When Sandra Bland got in her car to drive to Texas and begin the next stage of her life as a young professional, she found herself in a liminal space where the old ugly racism of the very near American past overlapped with the hopeful dreaming of Black America in the post-civil-rights era. Like so many other black Americans who have died under suspicious circumstances at the hands of the United States’ police and other enforcers, the lethal shadow of Jim and Jane Crow looms over those victims even in a moment when a black man is President of the United States and the Attorney General is a black woman.
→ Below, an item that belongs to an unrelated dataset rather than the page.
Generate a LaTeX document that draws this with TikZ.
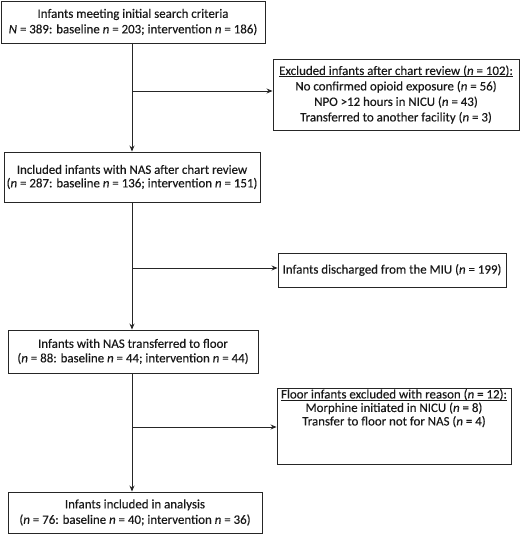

And in keeping with the logic of Jim and Jane Crow, white supremacy and chattel slavery, Sandra Bland has been smeared by some in the Right-wing media as “arrogant,” which is code for “uppity,” a literal and metaphorical crime for Black people in the United States. (See the repeated use of similar language by Republicans and the right-wing media to delegitimate Barack Obama.) The white racial paranoiac gaze will, as it always does, somehow find a way to blame Sandra Bland for her own death and the events that precipitated it. Sandra Bland’s character will be impugned. This is a tired and predictable script in the United States.
Whiteness is ahistorical: It is based on a bargain that transformed the various nationalities of Europe into “white” people in America through the genocide of First Nations people, white-on-black chattel slavery, Jim and Jane Crown, and the creation of enduring systems of white privilege and white supremacy that subsequent generations of white people benefit from.
Black and brown people, by contrast, are a deeply historical people; their past is alive in the present through their bodies and life experiences. Sandra Bland narrated the events that would lead to her death. The police, who have their origins as slave patrollers, enforced the rules of the color line, and a black body was made to suffer.
“White America” can continue to be “surprised” by the deaths of black folks and other people of color (as well as the mentally ill, the physically disabled, the poor, and the working classes) at the hands of the police. Black America can and will not be surprised. We know better. Victimization by America’s police is part of our history and lived present. Sandra Bland is not an apocryphal story, legend, conspiracy theory, or rumor ginned up by hysterical and hyper-emotional black people. She is a human being. Sandra Bland narrated her own death. She sensed the story’s end while she was the tragic star of its opening scene.